CINCINNATI -- The Cincinnati Bengals and Hamilton County (Ohio) officials reached an important deal Thursday that will provide the team with desperately-needed upgrades to Paul Brown Stadium, and help bring more jobs to the region.

The Cincinnati Enquirer first reported Thursday afternoon that the Bengals agreed to waive height restrictions at "The Banks," a riverfront development on which stands Paul Brown Stadium, Great American Ballpark, the National Underground Railroad Freedom Center, and a host of shops, restaurants and an apartment complex. The lease for the Bengals' stadium had allowed the team to invoke height restrictions on any new development that came to the area.

As a trade-off for waiving the height restrictions, the Bengals will be receiving stadium upgrades that the county will help pay for. Atop the list of renovations are changes to Paul Brown Stadium's scoreboard. It hasn't been replaced since the venue opened in 2000, and is considered far behind the digital style boards that nearly every other NFL stadium currently has. According to the Enquirer, the Bengals will foot 25 percent of the cost for the $10 million scoreboard upgrade.

Other renovations include the sprucing of furniture and other items in the stadium's boxes, the installment of wifi, and the expansion of the Bengals' weight room in the event the city is able to attract a major league soccer team. In a news release, the Bengals said they will spend about $6 million on all stadium upgrades, including completely footing the $2 million bill for the locker room and weight room changes.

"Quietly, we have been working with the county on a cooperative basis for several years," Bengals president and owner Mike Brown said in a statement. "With the announcement of our financial participation in several stadium upgrades, we are able to take that cooperation to a new level and put behind us matters that in the past might have turned into battles."

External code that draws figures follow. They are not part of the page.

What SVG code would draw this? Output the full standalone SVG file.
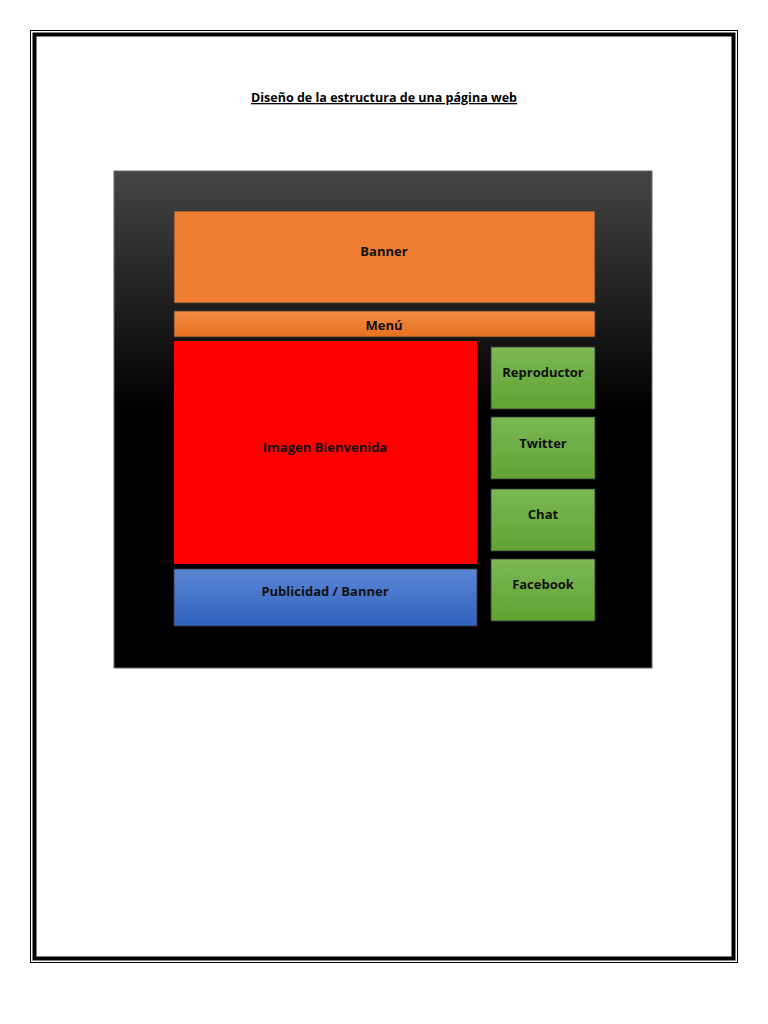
<svg xmlns="http://www.w3.org/2000/svg" width="768" height="1024" viewBox="0 0 768 1024">
<defs>
<linearGradient id="bg" x1="0" y1="0" x2="0" y2="1">
<stop offset="0" stop-color="#454545"/>
<stop offset="0.48" stop-color="#000"/>
<stop offset="1" stop-color="#000"/>
</linearGradient>
<linearGradient id="menu" x1="0" y1="0" x2="0" y2="1">
<stop offset="0" stop-color="#F08A45"/>
<stop offset="1" stop-color="#E8701E"/>
</linearGradient>
<linearGradient id="blue" x1="0" y1="0" x2="0" y2="1">
<stop offset="0" stop-color="#5B86D4"/>
<stop offset="1" stop-color="#2F62BE"/>
</linearGradient>
<linearGradient id="green" x1="0" y1="0" x2="0" y2="1">
<stop offset="0" stop-color="#7CB855"/>
<stop offset="1" stop-color="#5FA333"/>
</linearGradient>
</defs>
<style>
.lbl{font-family:"Open Sans","Liberation Sans",sans-serif;font-weight:bold;font-size:13px;fill:#111;text-anchor:middle}
.box{stroke:#3a3a3a;stroke-width:0.8}
</style>
<rect width="768" height="1024" fill="#fff"/>
<rect x="30.5" y="30.5" width="707" height="932" fill="none" stroke="#000" stroke-width="1"/>
<rect x="34.5" y="34.5" width="699" height="924" fill="none" stroke="#000" stroke-width="4"/>
<text x="384" y="102" font-family="Open Sans, Liberation Sans, sans-serif" font-weight="bold" font-size="13" fill="#000" text-anchor="middle" text-decoration="underline" textLength="266" lengthAdjust="spacingAndGlyphs">Diseño de la estructura de una página web</text>
<rect x="114" y="171" width="538" height="497" fill="url(#bg)" stroke="#666" stroke-width="1"/>
<g id="banner"><rect class="box" x="174" y="211" width="421" height="92" fill="#ED7D31"/><text class="lbl" x="384" y="256">Banner</text></g>
<g id="menu-node"><rect class="box" x="174" y="311" width="421" height="26" fill="url(#menu)"/><text class="lbl" x="384" y="330">Menú</text></g>
<g id="imagen"><rect x="174" y="341" width="303" height="223" fill="#FF0000"/><text class="lbl" x="325" y="452">Imagen Bienvenida</text></g>
<g id="publicidad"><rect class="box" x="174" y="569" width="303" height="57" fill="url(#blue)"/><text class="lbl" x="325" y="596">Publicidad / Banner</text></g>
<g id="reproductor"><rect class="box" x="491" y="347" width="104" height="62" fill="url(#green)"/><text class="lbl" x="543" y="377">Reproductor</text></g>
<g id="twitter"><rect class="box" x="491" y="417" width="104" height="62" fill="url(#green)"/><text class="lbl" x="543" y="448">Twitter</text></g>
<g id="chat"><rect class="box" x="491" y="489" width="104" height="62" fill="url(#green)"/><text class="lbl" x="543" y="519">Chat</text></g>
<g id="facebook"><rect class="box" x="491" y="559" width="104" height="62" fill="url(#green)"/><text class="lbl" x="543" y="589">Facebook</text></g>
<g id="connectors"/>
</svg>
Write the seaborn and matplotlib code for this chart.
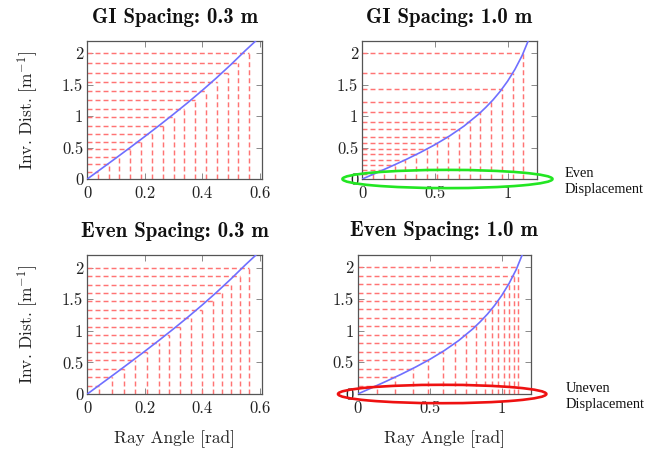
import matplotlib
matplotlib.use("Agg")
import matplotlib.pyplot as plt
from matplotlib.patches import Ellipse
import seaborn as sns
import pandas as pd

# ---- sampled ray angles [rad] and inverse distances [1/m] per panel ----
gi03_angle = [0.037, 0.075, 0.112, 0.150, 0.188, 0.225, 0.262, 0.300,
              0.338, 0.375, 0.412, 0.450, 0.488, 0.525, 0.562]
gi03_inv = [0.116, 0.234, 0.355, 0.480, 0.590, 0.720, 0.850, 0.980,
            1.110, 1.260, 1.400, 1.540, 1.680, 1.840, 2.000]

gi10_angle = [0.074, 0.148, 0.222, 0.296, 0.370, 0.443, 0.517, 0.591,
              0.665, 0.739, 0.813, 0.887, 0.961, 1.035, 1.108]
gi10_inv = [0.080, 0.150, 0.220, 0.310, 0.400, 0.480, 0.580, 0.670,
            0.790, 0.910, 1.060, 1.230, 1.430, 1.690, 2.000]

ev03_angle = [0.042, 0.085, 0.128, 0.167, 0.207, 0.248, 0.285, 0.323,
              0.362, 0.399, 0.436, 0.469, 0.500, 0.533, 0.562]
ev03_inv = [0.133, 0.267, 0.400, 0.533, 0.667, 0.800, 0.933, 1.067,
            1.200, 1.333, 1.467, 1.600, 1.733, 1.867, 2.000]

ev10_angle = [0.133, 0.261, 0.381, 0.490, 0.590, 0.677, 0.754, 0.820,
              0.880, 0.930, 0.975, 1.015, 1.050, 1.082, 1.110]
ev10_inv = [0.133, 0.267, 0.400, 0.533, 0.667, 0.800, 0.933, 1.067,
            1.200, 1.333, 1.467, 1.600, 1.733, 1.867, 2.000]

# ---- continuous inverse-distance curves ----
curve03_angle = [0.0, 0.05, 0.10, 0.15, 0.20, 0.25, 0.30, 0.35, 0.40,
                 0.45, 0.50, 0.55, 0.587]
curve03_inv = [0.0, 0.167, 0.334, 0.504, 0.676, 0.851, 1.031, 1.216, 1.409,
               1.610, 1.821, 2.043, 2.200]

curve10_angle = [0.0, 0.1, 0.2, 0.3, 0.4, 0.5, 0.6, 0.7, 0.8, 0.85, 0.9,
                 0.95, 1.0, 1.05, 1.1, 1.142]
curve10_inv = [0.0, 0.100, 0.203, 0.309, 0.423, 0.546, 0.684, 0.842, 1.030,
               1.140, 1.260, 1.398, 1.557, 1.743, 1.965, 2.200]

titles = ["GI Spacing: 0.3 m", "GI Spacing: 1.0 m",
          "Even Spacing: 0.3 m", "Even Spacing: 1.0 m"]
xticks_03 = [0, 0.2, 0.4, 0.6]
xticks_10 = [0, 0.5, 1]
yticks = [0, 0.5, 1, 1.5, 2]

sns.set_style("ticks")
plt.rcParams.update({
    "font.family": "serif",
    "font.serif": ["cmr10"],
    "mathtext.fontset": "cm",
    "axes.formatter.use_mathtext": True,
    "axes.unicode_minus": False,
})

fig = plt.figure(figsize=(6.67, 4.49), dpi=100)
W, H = 667.0, 449.0


def add_axes(left, top, right, bottom):
    return fig.add_axes([left / W, 1 - bottom / H, (right - left) / W, (bottom - top) / H])


axes = [
    add_axes(87.3, 40.7, 262.0, 179.0),
    add_axes(362.3, 40.7, 536.7, 179.0),
    add_axes(87.3, 255.0, 261.7, 394.0),
    add_axes(357.7, 254.5, 530.7, 394.0),
]

panels = [
    (gi03_angle, gi03_inv, curve03_angle, curve03_inv, 0.608, xticks_03),
    (gi10_angle, gi10_inv, curve10_angle, curve10_inv, 1.2, xticks_10),
    (ev03_angle, ev03_inv, curve03_angle, curve03_inv, 0.607, xticks_03),
    (ev10_angle, ev10_inv, curve10_angle, curve10_inv, 1.2, xticks_10),
]

red = "#ff7474"
blue = "#6f6fff"
dash = (0, (3.4, 2.1))

for i, (ax, (sa, si, ca, ci, xmax, xt)) in enumerate(zip(axes, panels)):
    ax.vlines(sa, 0, si, colors=red, linestyles=dash, linewidth=1.05, zorder=1)
    ax.hlines(si, 0, sa, colors=red, linestyles=dash, linewidth=1.05, zorder=1)
    df = pd.DataFrame({"angle": ca, "inv": ci})
    sns.lineplot(data=df, x="angle", y="inv", ax=ax, color=blue,
                 linewidth=1.2, sort=False, zorder=3)
    ax.set_xlim(0, xmax)
    ax.set_ylim(0, 2.2)
    ax.set_xticks(xt)
    ax.set_xticklabels([f"{v:g}" for v in xt])
    ax.set_yticks(yticks)
    ax.set_yticklabels([f"{v:g}" for v in yticks])
    ax.tick_params(direction="in", top=True, right=True, length=4,
                   width=0.7, color="#8a8a8a", labelsize=12,
                   labelcolor="#222222")
    ax.tick_params(axis="x", pad=5)
    ax.tick_params(axis="y", pad=3)
    for sp in ax.spines.values():
        sp.set_color("#555555")
        sp.set_linewidth(0.9)
    ax.set_title(titles[i], fontsize=15, family="cmb10", pad=13,
                 color="#111111")
    ax.set_xlabel("")
    ax.set_ylabel("")
    if i % 2 == 0:
        ax.set_ylabel(r"Inv. Dist. [m$^{-1}$]", fontsize=12.5, color="#222222")
        ax.yaxis.set_label_coords(-0.27, 0.5)
    if i >= 2:
        ax.set_xlabel("Ray Angle [rad]", fontsize=12.5, color="#222222")
        ax.xaxis.set_label_coords(0.5, -0.26)

# highlight of the x-axis sampling in the 1.0 m panels
for ax, col, txt, tx in [(axes[1], "#22e622", "Even\nDisplacement", 1.395),
                         (axes[3], "#ee1111", "Uneven\nDisplacement", 1.44)]:
    e = Ellipse((0.586, 0.0), 1.445, 0.29, fill=False, edgecolor=col,
                linewidth=1.9, clip_on=False, zorder=5)
    ax.add_patch(e)
    ax.text(tx, -0.04, txt, fontsize=10.4, family="Liberation Serif",
            ha="left", va="center", linespacing=1.3, color="#111111",
            clip_on=False)

fig.savefig("out.png", dpi=100)
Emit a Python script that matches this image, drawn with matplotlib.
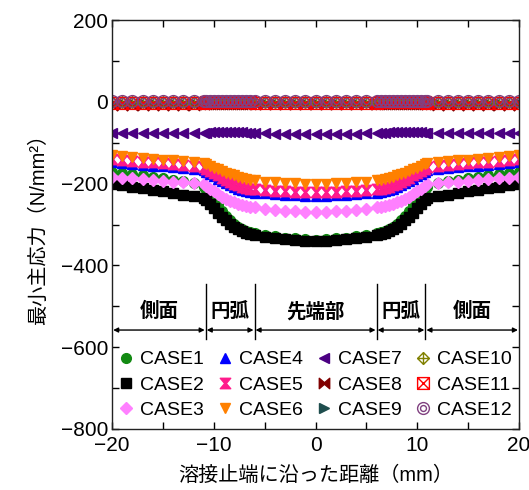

While the Bengals get their stadium tweaks, the city and county (since Hamilton County taxpayers approved a half-cent sales tax for the construction of the Bengals' and Reds' new stadiums in 1996 the county controls the stadium leases) will hope to add jobs, be able to build a pair of new buildings that will go into the iconic riverfront skyline.

The easing of the height restrictions at The Banks means a commercial building will soon go up near the stadiums. City and county leaders are hoping to entice General Electric to occupy the property after sites in two nearby neighborhoods made bids for the company's new building. GE wants the bids all in by Friday, according to the Enquirer. Cincinnati's leadership would prefer GE's new offices go on the riverfront instead of to points north and east of downtown.

Along with a space for a new GE office building, the county will soon be erecting a second housing complex that will have shops and restaurants around it, much like the one that is currently operating on The Banks. All told, the two developments could bring about 2,000 jobs to the region.

Brown's daughter, Bengals executive vice president Katie Blackburn, also was named Thursday to a Banks development committee.

"I am looking forward to getting more involved as the development of The Banks continues," Blackburn said. "The riverfront has been our home since 1970. It is now an exciting place to live, work and have fun. There is a lot of work ahead to make sure that the promise of The Banks is fulfilled."

As was mentioned in this stadium-upgrade primer on the blog Thursday morning, the entire situation is a win-win for all parties involved. The Bengals get much of what they wanted in the way of stadium upgrades without having to completely foot the bill as the county had previously desired. Hamilton County and the city of Cincinnati should have an influx of jobs and new housing and retail opportunities in an area that has started taking off in the last decade.

"This is an economic home run, or more appropriate to the situation, a touchdown," Hamilton County Commissioner Greg Hartmann told the Enquirer.

Bengals fans should have even more bars to frequent before and after games, will have a modernized, in-stadium video board and wireless technology.

Now if the team can only win a playoff game, Bengals fans will really feel like winners.